_WHAT TO PRODUCE:_ Omit all pictures and give the records below again exactly as written.
════
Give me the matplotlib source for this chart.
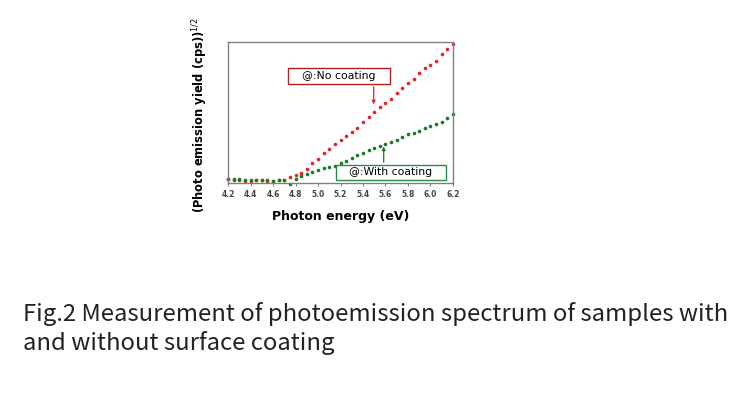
import numpy as np
import matplotlib
matplotlib.use('Agg')
from matplotlib import pyplot as plt
from matplotlib.patches import Rectangle

# photon energy (eV), 0.05 eV steps
energy = np.round(np.arange(4.20, 6.2001, 0.05), 2)

# sqrt of yield, arbitrary units
no_coating = [3.2, 2.7, 2.2, 1.7, 1.7, 2.2, 2.2, 1.7, 1.7, 2.2, 2.7, 5.4,
              7.7, 9.4, 13.4, 19.4, 23.7, 29.4, 33.4, 38.7, 42.7, 46.7, 50.7,
              55.0, 61.0, 66.0, 71.0, 75.7, 80.0, 83.7, 89.4, 94.4, 99.4,
              103.7, 109.4, 114.4, 117.7, 122.0, 128.7, 133.4, 138.7]
with_coating = [3.2, 3.4, 3.2, 3.0, 3.0, 2.7, 2.4, 2.2, 2.0, 2.2, 2.7, -1.3,
                3.7, 7.0, 8.7, 11.0, 12.7, 14.4, 15.7, 17.0, 20.0, 21.7, 24.4,
                27.7, 29.4, 32.7, 34.4, 36.7, 38.7, 41.0, 42.7, 46.0, 48.7,
                50.0, 52.0, 54.4, 56.7, 58.7, 61.0, 64.4, 68.7]
xticks = [4.2, 4.4, 4.6, 4.8, 5.0, 5.2, 5.4, 5.6, 5.8, 6.0, 6.2]

red = '#e0252b'
green = '#1a7a24'

fig = plt.figure(figsize=(7.42, 3.95), dpi=100)
ax = fig.add_axes([0.3073, 0.5375, 0.3032, 0.357])

ax.plot(energy, no_coating, 'o', color=red, ms=2.6, mew=0, clip_on=False)
ax.plot(energy, with_coating, 'o', color=green, ms=2.6, mew=0, clip_on=False)

ax.set_xlim(4.2, 6.2)
ax.set_ylim(0, 141)
ax.set_xticks(xticks)
ax.set_xticklabels(['%.1f' % t for t in xticks], fontsize=5.5, fontweight='bold', color='#444444')
ax.set_yticks([])
ax.tick_params(axis='x', length=2.5, width=0.8, color='#808080', pad=3)
for s in ax.spines.values():
    s.set_color('#808080')
    s.set_linewidth(1.0)

ax.set_xlabel('Photon energy (eV)', fontsize=9, fontweight='bold', labelpad=8)
fig.text(0.2695, 0.709, '(Photo emission yield (cps))$^{1/2}$', rotation=90,
         fontsize=8.3, fontweight='bold', ha='center', va='center')

# call-out boxes
ax.annotate('', xy=(5.495, 75.5), xytext=(5.495, 98.7),
            arrowprops=dict(arrowstyle='-|>', color=red, lw=0.9, mutation_scale=5))
ax.add_patch(Rectangle((4.731, 98.7), 0.907, 16.0, fc='white', ec='#b02020', lw=1.0, zorder=3))
ax.text(5.18, 106.7, '@:No coating', fontsize=7.8, ha='center', va='center', zorder=4)

ax.annotate('', xy=(5.584, 39), xytext=(5.584, 17.7),
            arrowprops=dict(arrowstyle='-|>', color=green, lw=0.9, mutation_scale=5))
ax.add_patch(Rectangle((5.158, 2.7), 0.978, 15.0, fc='white', ec='#2a8a4a', lw=1.0, zorder=3))
ax.text(5.647, 10.2, '@:With coating', fontsize=7.8, ha='center', va='center', zorder=4)

# caption (baseline is the last line)
fig.text(0.031, 0.114, 'Fig.2 Measurement of photoemission spectrum of samples with\nand without surface coating',
         fontsize=17.2, family=['Noto Sans CJK JP', 'DejaVu Sans'], color='#222222',
         ha='left', va='baseline', linespacing=1.27)

fig.savefig('out.png', dpi=100)
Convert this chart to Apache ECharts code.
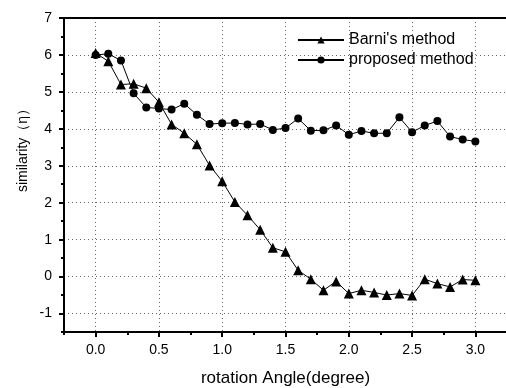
════
_THE ANSWER:_
Give me the matplotlib source for this chart.
import numpy as np
import matplotlib
matplotlib.use('Agg')
from matplotlib import pyplot as plt
from matplotlib.patches import Rectangle

# photon energy (eV), 0.05 eV steps
energy = np.round(np.arange(4.20, 6.2001, 0.05), 2)

# sqrt of yield, arbitrary units
no_coating = [3.2, 2.7, 2.2, 1.7, 1.7, 2.2, 2.2, 1.7, 1.7, 2.2, 2.7, 5.4,
              7.7, 9.4, 13.4, 19.4, 23.7, 29.4, 33.4, 38.7, 42.7, 46.7, 50.7,
              55.0, 61.0, 66.0, 71.0, 75.7, 80.0, 83.7, 89.4, 94.4, 99.4,
              103.7, 109.4, 114.4, 117.7, 122.0, 128.7, 133.4, 138.7]
with_coating = [3.2, 3.4, 3.2, 3.0, 3.0, 2.7, 2.4, 2.2, 2.0, 2.2, 2.7, -1.3,
                3.7, 7.0, 8.7, 11.0, 12.7, 14.4, 15.7, 17.0, 20.0, 21.7, 24.4,
                27.7, 29.4, 32.7, 34.4, 36.7, 38.7, 41.0, 42.7, 46.0, 48.7,
                50.0, 52.0, 54.4, 56.7, 58.7, 61.0, 64.4, 68.7]
xticks = [4.2, 4.4, 4.6, 4.8, 5.0, 5.2, 5.4, 5.6, 5.8, 6.0, 6.2]

red = '#e0252b'
green = '#1a7a24'

fig = plt.figure(figsize=(7.42, 3.95), dpi=100)
ax = fig.add_axes([0.3073, 0.5375, 0.3032, 0.357])

ax.plot(energy, no_coating, 'o', color=red, ms=2.6, mew=0, clip_on=False)
ax.plot(energy, with_coating, 'o', color=green, ms=2.6, mew=0, clip_on=False)

ax.set_xlim(4.2, 6.2)
ax.set_ylim(0, 141)
ax.set_xticks(xticks)
ax.set_xticklabels(['%.1f' % t for t in xticks], fontsize=5.5, fontweight='bold', color='#444444')
ax.set_yticks([])
ax.tick_params(axis='x', length=2.5, width=0.8, color='#808080', pad=3)
for s in ax.spines.values():
    s.set_color('#808080')
    s.set_linewidth(1.0)

ax.set_xlabel('Photon energy (eV)', fontsize=9, fontweight='bold', labelpad=8)
fig.text(0.2695, 0.709, '(Photo emission yield (cps))$^{1/2}$', rotation=90,
         fontsize=8.3, fontweight='bold', ha='center', va='center')

# call-out boxes
ax.annotate('', xy=(5.495, 75.5), xytext=(5.495, 98.7),
            arrowprops=dict(arrowstyle='-|>', color=red, lw=0.9, mutation_scale=5))
ax.add_patch(Rectangle((4.731, 98.7), 0.907, 16.0, fc='white', ec='#b02020', lw=1.0, zorder=3))
ax.text(5.18, 106.7, '@:No coating', fontsize=7.8, ha='center', va='center', zorder=4)

ax.annotate('', xy=(5.584, 39), xytext=(5.584, 17.7),
            arrowprops=dict(arrowstyle='-|>', color=green, lw=0.9, mutation_scale=5))
ax.add_patch(Rectangle((5.158, 2.7), 0.978, 15.0, fc='white', ec='#2a8a4a', lw=1.0, zorder=3))
ax.text(5.647, 10.2, '@:With coating', fontsize=7.8, ha='center', va='center', zorder=4)

# caption (baseline is the last line)
fig.text(0.031, 0.114, 'Fig.2 Measurement of photoemission spectrum of samples with\nand without surface coating',
         fontsize=17.2, family=['Noto Sans CJK JP', 'DejaVu Sans'], color='#222222',
         ha='left', va='baseline', linespacing=1.27)

fig.savefig('out.png', dpi=100)
Convert this chart to Apache ECharts code.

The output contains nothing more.